Jacques Solletty
De la photographie numérique au cyanotype, un pas vers la peinture
Pratiquant la photographie tout en regrettant de n'avoir jamais pratiqué la peinture, les cyanotypes me permettent de réunir les deux : l'immédiateté de la prise de vue de l'appareil photo reflex numérique associée à la qualité du cyanotype dont le produit photosensible est passé au pinceau. Cela introduit une dimension gestuelle à l'image que l'exécution parfaite d'une imprimante aurait laissé bien de côté.
Je continue mon travail suivant trois axes :Les paysages.
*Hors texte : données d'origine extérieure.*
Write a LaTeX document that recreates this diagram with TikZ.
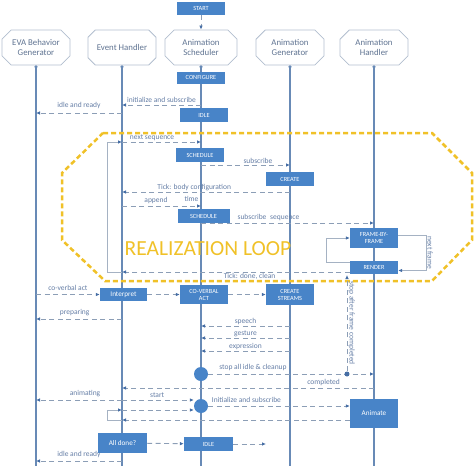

La peinture chinoise et japonaise ne sont jamais très loin dans ma mémoire : montagnes, mer, pins, etc. La monochromie du noir de Chine produit, certes, des images bichromes, ce qui n'est pas tout à fait le bleu (de Prusse) et blanc du cyanotype mais je m'autorise tout de même un lien méandreux avec les célèbres estampes des 36 vues du Mont Fuji, car bien que très colorées, ces estampes étaient surtout vantées pour la grande nouveauté qu'était alors l'utilisation systématique du bleu de Prusse.
Les matières.
Ici, le paysage perd sa lecture première : renversements, frontalité ou encore perte d'échelle persistent et brouillent la vision que peut avoir le spectateur face à l'image. Que regarde-t-il réellement ? La monochromie du cyanotype renforce la perte de distance entre les différents plans de l'image.
Les lieux.
Une série de prises de vues à la chambre dans des lieux plus ou moins à l'abandon : anciens sites industriels, ruines, végétation sauvage. Là encore, le bleu du cyanotype amène une distance vis-à-vis du sujet photographié, donnant une certaine immuabilité et donc une certaine intemporalité aux images de cette série.
Quelle que soit l'image choisie, je pose toujours la même énigme au spectateur : qu'est-ce qui est donné à voir, comment l'interpréter, quoi donc imaginer, inventer, etc. ? Et j'ajoute encore, par ce bleu, une couche de difficulté sur l'image, agrandissant la distance séparant le spectateur de ce qui est photographié. Donc, en réalité au-delà de l'espace, je traite du temps. Aucun (ou très peu d')élément(s) permettant d'identifier l'époque et la technique de tirage employée datant de 1842, nous somme forcément renvoyés vers ce vertige du temps.